Holding — De Muniz, J.
- The Oregon Court of Appeals affirmed the trial court's dismissal of the plaintiffs' claims against Day Management Corporation and its president.
Rule
- Employers are generally immune from tort liability for injuries or deaths of employees covered under the workers' compensation system, except in cases of deliberate intent to cause harm.
Reasoning
- The Oregon Court of Appeals reasoned that the exclusivity provision of the workers' compensation law, specifically ORS 656.018, provided the sole remedy for the decedent's death, thus barring the negligence claim from proceeding.
- The court distinguished this case from Neher v. Chartier, noting that the current claims were directly related to the workers' compensation system.

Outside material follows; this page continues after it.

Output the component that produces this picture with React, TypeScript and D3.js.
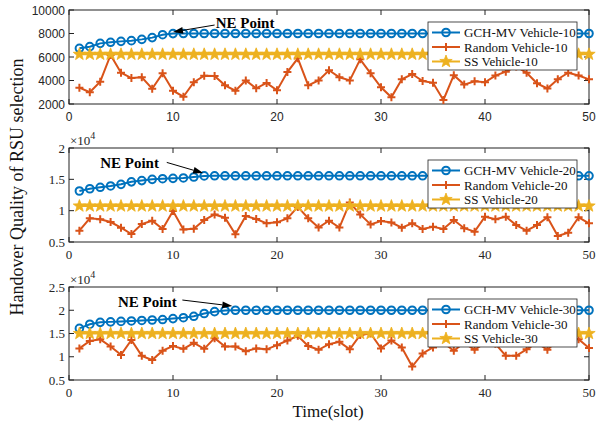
import * as d3 from "d3";

// Time slots 1..50
const slots = [
  1, 2, 3, 4, 5, 6, 7, 8, 9, 10, 11, 12, 13, 14, 15, 16, 17, 18, 19, 20, 21, 22, 23, 24, 25,
  26, 27, 28, 29, 30, 31, 32, 33, 34, 35, 36, 37, 38, 39, 40, 41, 42, 43, 44, 45, 46, 47, 48, 49, 50,
];

// Vehicle-10 (raw values)
const gch10 = [
  6740, 6880, 7160, 7250, 7330, 7390, 7500, 7650, 7900, 7990, 8000, 8000, 8000, 8000, 8000, 8000, 8000,
  8000, 8000, 8000, 8000, 8000, 8000, 8000, 8000, 8000, 8000, 8000, 8000, 8000, 8000, 8000, 8000, 8000,
  8000, 8000, 8000, 8000, 8000, 8000, 8000, 8000, 8000, 8000, 8000, 8000, 8000, 8000, 8000, 8000,
];
const rand10 = [
  3390, 3000, 3900, 6170, 4660, 4210, 4270, 3300, 4610, 3130, 2620, 3850, 4410, 4380, 3590, 3130, 4010,
  3330, 3790, 3160, 4720, 5890, 3590, 4010, 4870, 4270, 4010, 5800, 4610, 3420, 2570, 4100, 4550, 3950,
  3800, 2340, 4450, 3650, 3940, 3850, 4420, 4750, 5200, 4650, 3760, 3320, 4110, 4660, 4420, 4100,
];
const ss10 = [
  6230, 6230, 6230, 6230, 6230, 6230, 6230, 6230, 6230, 6230, 6230, 6230, 6230, 6230, 6230, 6230, 6230,
  6230, 6230, 6230, 6230, 6230, 6230, 6230, 6230, 6230, 6230, 6230, 6230, 6230, 6230, 6230, 6230, 6230,
  6230, 6230, 6230, 6230, 6230, 6230, 6230, 6230, 6230, 6230, 6230, 6230, 6230, 6230, 6230, 6230,
];

// Vehicle-20 (x 10^4)
const gch20 = [
  1.314, 1.35, 1.373, 1.394, 1.42, 1.46, 1.48, 1.5, 1.51, 1.516, 1.522, 1.537, 1.555, 1.556, 1.556,
  1.556, 1.556, 1.556, 1.556, 1.556, 1.556, 1.556, 1.556, 1.556, 1.556, 1.556, 1.556, 1.556, 1.556,
  1.556, 1.556, 1.556, 1.556, 1.556, 1.556, 1.556, 1.556, 1.556, 1.556, 1.556, 1.556, 1.556, 1.556,
  1.556, 1.556, 1.556, 1.556, 1.556, 1.556, 1.556,
];
const rand20 = [
  0.68, 0.878, 0.862, 0.819, 0.728, 0.627, 0.787, 0.84, 0.707, 0.995, 0.7, 0.712, 0.85, 0.94, 0.888,
  0.622, 0.915, 0.867, 0.798, 0.814, 0.878, 1.06, 0.88, 0.73, 0.84, 0.73, 1.13, 0.94, 0.78, 0.835,
  0.81, 0.728, 0.798, 0.707, 0.744, 0.707, 0.85, 0.72, 0.665, 0.904, 0.862, 0.904, 0.77, 0.68, 0.77,
  0.894, 0.595, 0.648, 0.894, 0.798,
];
const ss20 = [
  1.074, 1.074, 1.074, 1.074, 1.074, 1.074, 1.074, 1.074, 1.074, 1.074, 1.074, 1.074, 1.074, 1.074,
  1.074, 1.074, 1.074, 1.074, 1.074, 1.074, 1.074, 1.074, 1.074, 1.074, 1.074, 1.074, 1.074, 1.074,
  1.074, 1.074, 1.074, 1.074, 1.074, 1.074, 1.074, 1.074, 1.074, 1.074, 1.074, 1.074, 1.074, 1.074,
  1.074, 1.074, 1.074, 1.074, 1.074, 1.074, 1.074, 1.074,
];

// Vehicle-30 (x 10^4)
const gch30 = [
  1.61, 1.7, 1.74, 1.75, 1.76, 1.77, 1.78, 1.79, 1.8, 1.82, 1.84, 1.87, 1.93, 1.97, 1.995, 2.0, 2.0,
  2.0, 2.0, 2.0, 2.0, 2.0, 2.0, 2.0, 2.0, 2.0, 2.0, 2.0, 2.0, 2.0, 2.0, 2.0, 2.0, 2.0, 2.0, 2.0, 2.0,
  2.0, 2.0, 2.0, 2.0, 2.0, 2.0, 2.0, 2.0, 2.0, 2.0, 2.0, 2.0, 2.0,
];
const rand30 = [
  1.18, 1.34, 1.375, 1.22, 1.04, 1.36, 1.02, 0.93, 1.13, 1.23, 1.17, 1.3, 1.17, 1.4, 1.22, 1.22, 1.12,
  1.18, 1.16, 1.25, 1.35, 1.45, 1.23, 1.15, 1.27, 1.32, 1.16, 1.47, 1.5, 1.18, 1.35, 1.2, 0.79, 1.07,
  1.2, 1.3, 1.13, 1.3, 1.15, 1.3, 1.28, 1.02, 1.02, 1.16, 1.3, 1.15, 1.35, 1.4, 1.375, 1.19,
];
const ss30 = [
  1.5, 1.5, 1.5, 1.5, 1.5, 1.5, 1.5, 1.5, 1.5, 1.5, 1.5, 1.5, 1.5, 1.5, 1.5, 1.5, 1.5, 1.5, 1.5, 1.5,
  1.5, 1.5, 1.5, 1.5, 1.5, 1.5, 1.5, 1.5, 1.5, 1.5, 1.5, 1.5, 1.5, 1.5, 1.5, 1.5, 1.5, 1.5, 1.5, 1.5,
  1.5, 1.5, 1.5, 1.5, 1.5, 1.5, 1.5, 1.5, 1.5, 1.5,
];

const xTicks = [0, 10, 20, 30, 40, 50];
const yTicks10 = [2000, 4000, 6000, 8000, 10000];
const yTicks20 = [0.5, 1, 1.5, 2];
const yTicks30 = [0.5, 1, 1.5, 2, 2.5];

const COLORS = { gch: "#0072BD", rand: "#D95319", ss: "#EDB120" };
const SERIF = "'Liberation Serif', 'Times New Roman', serif";
const SANS = "'Liberation Sans', Arial, sans-serif";

const panels = [
  {
    vehicles: 10, top: 10, bottom: 104, domain: [2000, 10000], ticks: yTicks10,
    gch: gch10, rand: rand10, ss: ss10, tickFont: SANS, tickSize: 12, exponent: false,
    note: { tx: 14.1, ty: 8890, fx: 14.0, fy: 8720, hx: 10, hy: 8130 },
  },
  {
    vehicles: 20, top: 148, bottom: 242, domain: [0.5, 2], ticks: yTicks20,
    gch: gch20, rand: rand20, ss: ss20, tickFont: SERIF, tickSize: 13, exponent: true,
    note: { tx: 3.0, ty: 1.76, fx: 9.4, fy: 1.77, hx: 12.9, hy: 1.6 },
  },
  {
    vehicles: 30, top: 287, bottom: 380, domain: [0.5, 2.5], ticks: yTicks30,
    gch: gch30, rand: rand30, ss: ss30, tickFont: SERIF, tickSize: 13, exponent: true,
    note: { tx: 4.7, ty: 2.18, fx: 10.9, fy: 2.22, hx: 15.7, hy: 2.09 },
  },
];

const LEFT = 69;
const RIGHT = 589;

function starPath(cx: number, cy: number, R: number, r: number) {
  const pts: string[] = [];
  for (let i = 0; i < 10; i++) {
    const a = -Math.PI / 2 + (i * Math.PI) / 5;
    const rad = i % 2 === 0 ? R : r;
    pts.push(`${cx + rad * Math.cos(a)},${cy + rad * Math.sin(a)}`);
  }
  return `M${pts.join("L")}Z`;
}

function Marker({ kind, x, y }: { kind: string; x: number; y: number }) {
  if (kind === "gch")
    return <circle cx={x} cy={y} r={3.8} fill="none" stroke={COLORS.gch} strokeWidth={2} />;
  if (kind === "rand")
    return (
      <path
        d={`M${x - 4},${y}H${x + 4}M${x},${y - 4}V${y + 4}`}
        stroke={COLORS.rand}
        strokeWidth={2}
      />
    );
  return <path d={starPath(x, y, 6.5, 2.7)} fill={COLORS.ss} stroke={COLORS.ss} strokeWidth={0.8} />;
}

function Panel({ p }: { p: (typeof panels)[number] }) {
  const x = d3.scaleLinear().domain([0, 50]).range([LEFT, RIGHT]);
  const y = d3.scaleLinear().domain(p.domain).range([p.bottom, p.top]);
  const line = (vals: number[]) =>
    d3.line<number>().x((_, i) => x(slots[i])).y((v) => y(v))(vals) ?? "";

  const series = [
    { kind: "gch", vals: p.gch, name: `GCH-MV Vehicle-${p.vehicles}` },
    { kind: "rand", vals: p.rand, name: `Random Vehicle-${p.vehicles}` },
    { kind: "ss", vals: p.ss, name: `SS Vehicle-${p.vehicles}` },
  ];

  const n = p.note;
  const hx = x(n.hx), hy = y(n.hy), fx = x(n.fx), fy = y(n.fy);
  const ang = Math.atan2(hy - fy, hx - fx);
  const hl = 10, hw = 3.5;
  const bx = hx - hl * Math.cos(ang), by = hy - hl * Math.sin(ang);
  const head = `M${hx},${hy}L${bx + hw * Math.sin(ang)},${by - hw * Math.cos(ang)}L${bx - hw * Math.sin(ang)},${by + hw * Math.cos(ang)}Z`;

  const lgX = 428, lgY = p.top + 12, lgW = 149, lgH = 48;

  return (
    <g>
      {/* axes box */}
      <rect x={LEFT} y={p.top} width={RIGHT - LEFT} height={p.bottom - p.top} fill="white" stroke="#222" strokeWidth={1} />
      {xTicks.map((t) => (
        <g key={`x${t}`}>
          <line x1={x(t)} x2={x(t)} y1={p.bottom} y2={p.bottom - 5} stroke="#222" />
          <line x1={x(t)} x2={x(t)} y1={p.top} y2={p.top + 5} stroke="#222" />
          <text x={x(t)} y={p.bottom + 17} textAnchor="middle" fontFamily={p.tickFont} fontSize={p.tickSize} fill="#262626">
            {t}
          </text>
        </g>
      ))}
      {p.ticks.map((t) => (
        <g key={`y${t}`}>
          <line x1={LEFT} x2={LEFT + 5} y1={y(t)} y2={y(t)} stroke="#222" />
          <line x1={RIGHT} x2={RIGHT - 5} y1={y(t)} y2={y(t)} stroke="#222" />
          <text x={LEFT - 4} y={y(t) + 4.5} textAnchor="end" fontFamily={p.tickFont} fontSize={p.tickSize} fill="#262626">
            {t}
          </text>
        </g>
      ))}
      {p.exponent && (
        <text x={LEFT + 1} y={p.top - 3} fontFamily={SERIF} fontSize={13} fill="#262626">
          ×10<tspan dy={-6} fontSize={10}>4</tspan>
        </text>
      )}

      {/* series */}
      {series.map((s) => (
        <g key={s.kind}>
          <path d={line(s.vals)} fill="none" stroke={COLORS[s.kind as keyof typeof COLORS]} strokeWidth={2} />
          {s.vals.map((v, i) => (
            <Marker key={i} kind={s.kind} x={x(slots[i])} y={y(v)} />
          ))}
        </g>
      ))}

      {/* legend */}
      <rect x={lgX} y={lgY} width={lgW} height={lgH} fill="white" stroke="#222" strokeWidth={0.8} />
      {series.map((s, i) => {
        const ry = lgY + 10.5 + i * 14.5;
        return (
          <g key={`lg${s.kind}`}>
            <line x1={lgX + 4} x2={lgX + 32} y1={ry} y2={ry} stroke={COLORS[s.kind as keyof typeof COLORS]} strokeWidth={2} />
            <Marker kind={s.kind} x={lgX + 18} y={ry} />
            <text x={lgX + 36} y={ry + 4.5} fontFamily={SERIF} fontSize={13} fill="#111">
              {s.name}
            </text>
          </g>
        );
      })}

      {/* annotation */}
      <text x={x(n.tx)} y={y(n.ty) + 5} fontFamily={SERIF} fontWeight="bold" fontSize={15} fill="#000">
        NE Point
      </text>
      <line x1={fx} y1={fy} x2={bx} y2={by} stroke="#000" strokeWidth={1} />
      <path d={head} fill="#000" />
    </g>
  );
}

export default function App() {
  return (
    <svg width={599} height={427} style={{ position: "absolute", left: 0, top: 0, background: "white" }}>
      {panels.map((p) => (
        <Panel key={p.vehicles} p={p} />
      ))}
      <text
        transform="translate(23,187) rotate(-90)"
        textAnchor="middle"
        fontFamily={SERIF}
        fontSize={18}
        fill="#111"
      >
        Handover Quality of RSU selection
      </text>
      <text x={328} y={417} textAnchor="middle" fontFamily={SERIF} fontSize={17} fill="#111">
        Time(slot)
      </text>
    </svg>
  );
}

- It clarified that the plaintiffs failed to establish the necessary allegations of "deliberate intent" required to pursue a claim under ORS 656.156(2), as their claims primarily reflected negligence rather than intentional conduct.

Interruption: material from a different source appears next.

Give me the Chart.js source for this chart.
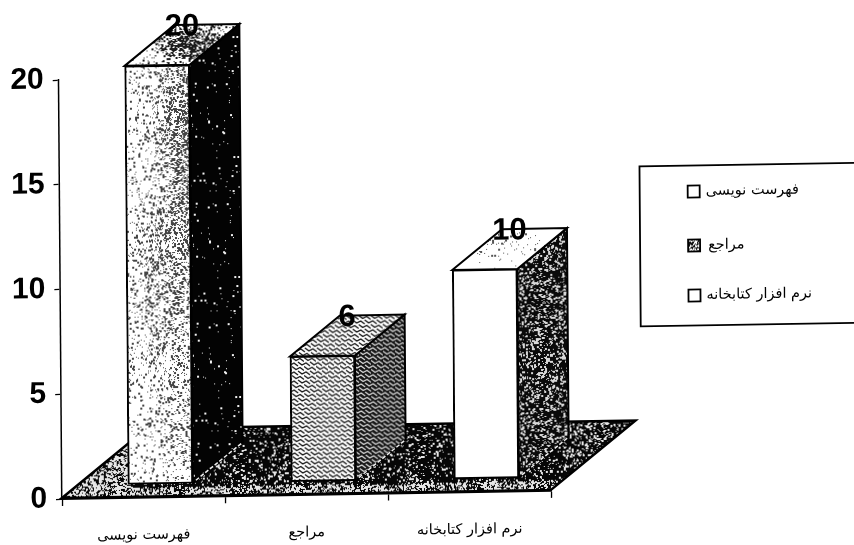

- Additionally, the court held that the plaintiffs did not adequately allege injuries resulting from the racketeering activity as defined under ORICO, since they did not demonstrate harm from the alleged safety violations or the investment of racketeering income.
- The court concluded that the statutory immunity provided by the workers' compensation law precluded the plaintiffs from recovering under both the negligence and ORICO claims.

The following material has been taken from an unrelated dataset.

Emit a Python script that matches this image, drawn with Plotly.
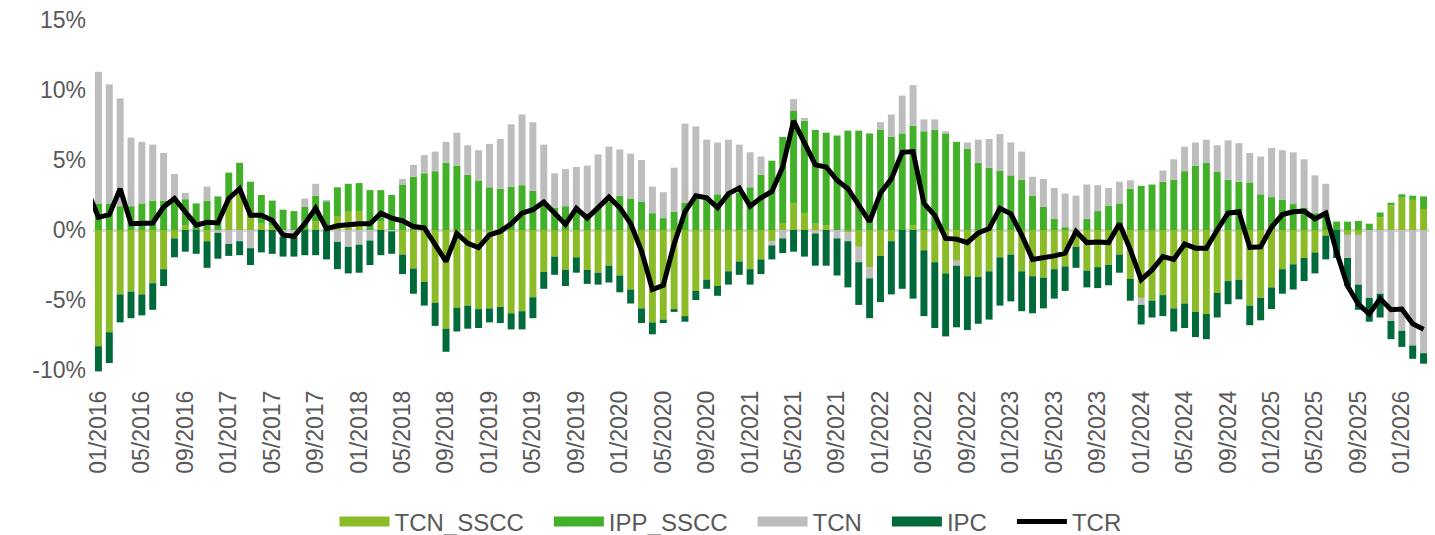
import plotly.graph_objects as go
import pandas as pd

# Months: 12/2015 (line only) .. 03/2026
months = pd.date_range("2015-12-01", periods=124, freq="MS").strftime("%m/%Y").tolist()

tcn_sscc = [None,
    -8.3, -7.3, -4.6, -4.4, -4.6, -3.8, -2.8, -0.6, 0.35, 0, -0.8, 0,
    2.1, 3.1, 0.95, 0.45, 0.3, 0, 0, 0, 0.6, 0, 1.0, 1.3,
    1.35, 0, 0.6, 0, -1.75, -2.75, -3.7, -5.2, -7.05, -5.55, -5.4, -5.65,
    -5.6, -5.5, -5.95, -5.8, -4.8, -3.0, -1.9, -2.85, -1.95, -2.85, -3.05, -2.55,
    -3.25, -4.25, -5.6, -6.6, -6.4, -5.65, -6.15, -4.35, -3.55, -4.0, -2.95, -2.25,
    -2.8, -2.1, -0.8, 0.5, 1.9, 1.2, 0.45, 0.35, 0, -0.15, -1.2, -2.65,
    -1.85, -0.8, 0, 0.35, -1.45, -2.3, -3.1, -2.2, -3.3, -3.35, -2.95, -1.95,
    -1.75, -2.95, -3.3, -3.4, -2.8, -2.6, -1.2, -2.9, -2.65, -2.5, -1.75, -3.5,
    -4.85, -5.05, -4.65, -5.6, -5.25, -5.85, -6.0, -4.5, -3.65, -3.55, -5.4, -4.85,
    -4.1, -2.8, -2.45, -2.0, -1.6, -0.4, 0, -0.35, -0.35, 0, 0.9, 1.75,
    2.3, 2.15, 1.5]

ipp_sscc = [None,
    1.9, 1.9, 1.7, 1.7, 1.9, 2.1, 2.1, 2.1, 1.85, 1.9, 2.1, 2.4,
    2.0, 1.7, 2.5, 2.05, 1.8, 1.45, 1.35, 1.65, 1.85, 2.05, 2.05, 2.0,
    2.0, 2.85, 2.25, 2.5, 3.25, 3.8, 4.05, 4.2, 4.8, 4.6, 3.95, 3.5,
    3.05, 2.95, 3.1, 3.2, 2.8, 1.8, 1.6, 1.7, 1.4, 1.2, 1.7, 2.0,
    2.45, 2.25, 2.0, 1.2, 0.85, 1.3, 1.95, 2.3, 2.3, 2.55, 2.5, 2.65,
    3.05, 3.95, 4.95, 6.15, 6.6, 6.6, 6.7, 6.6, 6.75, 7.1, 7.1, 6.9,
    7.15, 6.65, 6.9, 7.1, 7.05, 7.15, 6.9, 6.3, 5.8, 4.8, 4.45, 4.25,
    3.9, 3.6, 2.45, 1.65, 0.8, 0.2, 0, 0.8, 1.35, 1.75, 1.9, 2.95,
    3.15, 3.25, 3.45, 3.6, 4.2, 4.6, 4.8, 4.15, 3.6, 3.45, 3.4, 2.55,
    2.35, 2.15, 1.85, 1.6, 1.2, 1.2, 0.6, 0.6, 0.65, 0.45, 0.35, 0.2,
    0.25, 0.3, 0.9]

tcn = [None,
    9.4, 8.5, 7.7, 4.9, 4.4, 4.0, 3.4, 1.9, 0.45, 0, 1.0, -0.2,
    -1.0, -0.8, -1.3, 0, 0, -0.5, -0.5, 0.6, 0.85, 0.1, -0.85, -1.2,
    -1.05, -0.75, 0, -0.1, 0.4, 0.85, 1.3, 1.4, 1.5, 2.35, 2.1, 2.2,
    3.1, 3.55, 4.45, 5.05, 4.9, 4.3, 2.45, 2.65, 3.1, 3.4, 3.7, 3.95,
    3.3, 3.2, 3.0, 1.9, 1.85, 3.15, 5.65, 5.1, 4.15, 3.7, 3.95, 3.45,
    2.5, 1.3, -0.3, -0.6, 0.85, 0.2, -0.25, 0, -0.6, -0.65, -1.1, -0.8,
    0.55, 1.6, 2.7, 2.9, 0.85, 0.75, 0.15, -0.35, 0.45, 1.65, 2.05, 2.6,
    2.35, 2.0, 1.35, 2.0, 2.2, 2.4, 2.45, 2.45, 1.85, 1.25, 1.55, 0.6,
    -0.5, 0, 0.8, 1.45, 1.75, 1.65, 1.65, 1.9, 2.8, 2.75, 2.1, 2.7,
    3.5, 3.55, 3.7, 3.45, 2.7, 2.1, 0, -1.65, -3.55, -4.85, -4.55, -6.5,
    -7.2, -8.25, -8.8]

ipc = [None,
    -1.8, -2.2, -2.0, -1.9, -1.5, -1.9, -1.2, -1.35, -1.55, -1.7, -1.9, -1.85,
    -0.85, -1.0, -1.2, -1.6, -1.7, -1.4, -1.4, -1.8, -1.8, -2.1, -1.95, -1.9,
    -2.0, -1.75, -1.8, -1.6, -1.4, -1.8, -1.7, -1.65, -1.65, -1.7, -1.65, -1.35,
    -1.0, -1.15, -1.15, -1.3, -1.5, -1.2, -1.3, -1.15, -1.1, -1.0, -0.85, -1.2,
    -1.2, -1.0, -1.05, -0.85, -0.25, -0.2, -0.4, -0.65, -0.65, -0.7, -0.95, -0.95,
    -1.1, -1.05, -1.0, -1.05, -1.55, -1.9, -2.3, -2.55, -2.65, -3.3, -3.05, -2.85,
    -3.3, -3.8, -4.2, -4.9, -4.7, -4.7, -4.5, -4.4, -3.85, -3.35, -3.45, -3.45,
    -3.35, -2.85, -2.65, -2.2, -2.1, -1.75, -1.5, -1.2, -1.5, -1.45, -1.3, -1.55,
    -1.4, -1.2, -1.5, -1.65, -1.75, -1.8, -1.8, -1.75, -1.65, -1.4, -1.4, -1.6,
    -1.55, -1.75, -1.8, -1.65, -1.5, -1.7, -2.0, -2.0, -1.8, -1.7, -1.7, -1.3,
    -1.15, -0.95, -0.75]

tcr = [2.8,
    0.9, 1.1, 2.95, 0.45, 0.45, 0.5, 1.65, 2.25, 1.3, 0.35, 0.55, 0.5,
    2.25, 2.95, 1.05, 1.05, 0.7, -0.35, -0.45, 0.45, 1.55, 0.1, 0.3, 0.4,
    0.45, 0.45, 1.2, 0.85, 0.65, 0.25, 0.15, -1.05, -2.25, -0.25, -0.95, -1.25,
    -0.35, -0.1, 0.45, 1.2, 1.45, 2.0, 1.2, 0.4, 1.55, 0.85, 1.6, 2.35,
    1.6, 0.45, -1.5, -4.25, -3.95, -1.0, 1.3, 2.45, 2.3, 1.6, 2.6, 3.0,
    1.7, 2.3, 2.75, 4.5, 7.8, 6.2, 4.65, 4.5, 3.55, 2.95, 1.75, 0.6,
    2.65, 3.65, 5.55, 5.6, 1.9, 1.05, -0.6, -0.65, -0.9, -0.2, 0.1, 1.55,
    1.15, -0.35, -2.1, -2.0, -1.85, -1.65, -0.1, -0.9, -0.85, -0.9, 0.45, -1.4,
    -3.55, -2.85, -1.9, -2.1, -1.0, -1.3, -1.3, 0.0, 1.2, 1.3, -1.25, -1.2,
    0.2, 1.1, 1.3, 1.35, 0.8, 1.2, -1.6, -4.0, -5.3, -6.0, -4.9, -5.7,
    -5.65, -6.7, -7.1]

y_ticks = [-10, -5, 0, 5, 10, 15]
y_ticktext = ["-10%", "-5%", "0%", "5%", "10%", "15%"]

series = [
    ("TCN_SSCC", tcn_sscc, "#8BBB26"),
    ("IPP_SSCC", ipp_sscc, "#43B02A"),
    ("TCN", tcn, "#BDBDBD"),
    ("IPC", ipc, "#006A3A"),
]

x = list(range(len(months)))
TXT = "#595959"
FONT = "Liberation Sans, Arial, sans-serif"
PAD = "\u00a0\u00a0\u00a0"

fig = go.Figure()
for name, vals, col in series:
    fig.add_trace(go.Bar(x=x, y=vals, name=name, marker=dict(color=col, line=dict(width=0)),
                         showlegend=False, legendgroup=name))
    # legend swatch (wide rectangle like the original)
    fig.add_trace(go.Scatter(x=[None], y=[None], mode="lines", name=name + PAD, legendgroup=name,
                             line=dict(color=col, width=10)))

fig.add_trace(go.Scatter(x=x, y=tcr, mode="lines", name="TCR",
                         line=dict(color="#000000", width=5)))

ymin, ymax = -10.5, 15
tick_between = [i + 0.5 for i in range(0, len(months), 4)]

fig.update_layout(
    width=1435, height=535,
    margin=dict(l=93, r=6, t=20, b=158, autoexpand=False),
    paper_bgcolor="white", plot_bgcolor="white",
    barmode="relative", bargap=0.36,
    font=dict(family=FONT, color=TXT, size=23),
    hovermode=False,
    xaxis=dict(range=[0.5, len(months) - 0.5], tickmode="array", automargin=False,
               tickvals=x[1::4], ticktext=months[1::4], tickangle=-90,
               showgrid=False, zeroline=False, showline=False, ticks="", ticklabelstandoff=8,
               tickfont=dict(size=23, color=TXT, family=FONT)),
    xaxis2=dict(overlaying="x", anchor="free", automargin=False,
                position=(0 - ymin) / (ymax - ymin),
                range=[0.5, len(months) - 0.5], tickmode="array", tickvals=tick_between,
                ticks="outside", ticklen=8, tickwidth=2, tickcolor="#D9D9D9",
                showticklabels=False, showgrid=False, zeroline=False, showline=False),
    yaxis=dict(range=[ymin, ymax], tickmode="array", tickvals=y_ticks, ticktext=y_ticktext,
               automargin=False,
               showgrid=False, zeroline=True, zerolinecolor="#D9D9D9", zerolinewidth=3,
               showline=False, ticks="", ticklabelstandoff=6,
               tickfont=dict(size=23, color=TXT, family=FONT)),
    legend=dict(orientation="h", xref="container", yref="container",
                x=730.5 / 1435, xanchor="center", y=(535 - 522) / 535, yanchor="middle",
                font=dict(size=24, color=TXT, family=FONT), itemwidth=50,
                traceorder="normal", bgcolor="rgba(0,0,0,0)"),
)

fig.write_html("out.html", config={"displayModeBar": False, "staticPlot": True},
               post_script="document.body.style.margin='0px';")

Deep Dive: How the Court Reached Its Decision
Court's Analysis of Negligence Claim
The Oregon Court of Appeals began its analysis by addressing the plaintiffs' negligence claim against Day Management Corporation (DMC), the employer of the decedent. The court highlighted that under Oregon law, specifically ORS 656.018, an employer who complies with the workers' compensation system is generally immune from tort liability for employee injuries or deaths. This immunity serves to provide a single, exclusive remedy for injured workers, thus preventing overlapping claims in tort. The plaintiffs contended that the exclusivity provision deprived them of their constitutional right to an adequate remedy under Article I, section 10 of the Oregon Constitution. However, the court distinguished this case from the precedent set in Neher v. Chartier, asserting that the claims at hand were directly related to the workers' compensation framework. The court concluded that the plaintiffs failed to demonstrate any intentional conduct by DMC that would qualify as an exception to this exclusivity, as their allegations primarily indicated negligence rather than a deliberate intent to cause harm. Therefore, the court upheld the trial court's dismissal of the negligence claim, reaffirming the principle that compliance with the workers' compensation law limits tort actions against employers.
Deliberate Intent Standard
The court next examined the plaintiffs' claim under ORS 656.156(2), which allows for additional recovery if an employer deliberately intended to cause injury or death. The court emphasized that to succeed under this statute, plaintiffs must allege facts that clearly establish the employer's intention to inflict harm, rather than mere negligence or carelessness. In this case, the plaintiffs asserted that DMC's actions constituted a deliberate decision to ignore safety regulations, which they argued led to the decedent's fatal accident. However, the court found that the allegations did not meet the stringent criteria for "deliberate intent." The court clarified that mere awareness of unsafe conditions or a failure to maintain a safe workplace does not equate to the deliberate intention required by the statute. As a result, the appellate court determined that the plaintiffs had not sufficiently pleaded a claim under ORS 656.156(2) and affirmed the dismissal of this claim as well.
Analysis of ORICO Claims
The court then turned to the plaintiffs' claims under the Oregon Racketeer Influenced and Corrupt Organization Act (ORICO). The plaintiffs alleged that DMC's violations of safety regulations constituted racketeering activity, specifically asserting that these violations led to the decedent's injury and death. However, the court held that the plaintiffs failed to demonstrate that they suffered injuries directly resulting from the alleged racketeering activity or the investment of proceeds derived from such activities. The court noted that to establish a claim under ORICO, plaintiffs must show that their injury was a result of the defendants' use or investment of income derived from a pattern of racketeering activity. The court cited prior rulings that clarified the necessity of connecting the alleged racketeering to actual injuries suffered by the plaintiffs. Since the plaintiffs did not adequately plead such a connection, the court affirmed the trial court's dismissal of the ORICO claims.
Conclusion on Exclusivity of Remedy
The Oregon Court of Appeals concluded that the statutory immunity provided under the workers' compensation law was applicable in this case, thereby precluding the plaintiffs from pursuing both their negligence and ORICO claims. The court reinforced the notion that the workers' compensation system's exclusivity is designed to protect employers from tort liability when they have complied with the law. The court's reasoning emphasized that allowing the plaintiffs to proceed with their claims would undermine the fundamental principles of the workers' compensation framework, which aims to provide a comprehensive and exclusive remedy for workers injured in the course of their employment. Thus, the court affirmed the trial court's decisions, upholding the dismissal of all claims against DMC and its president.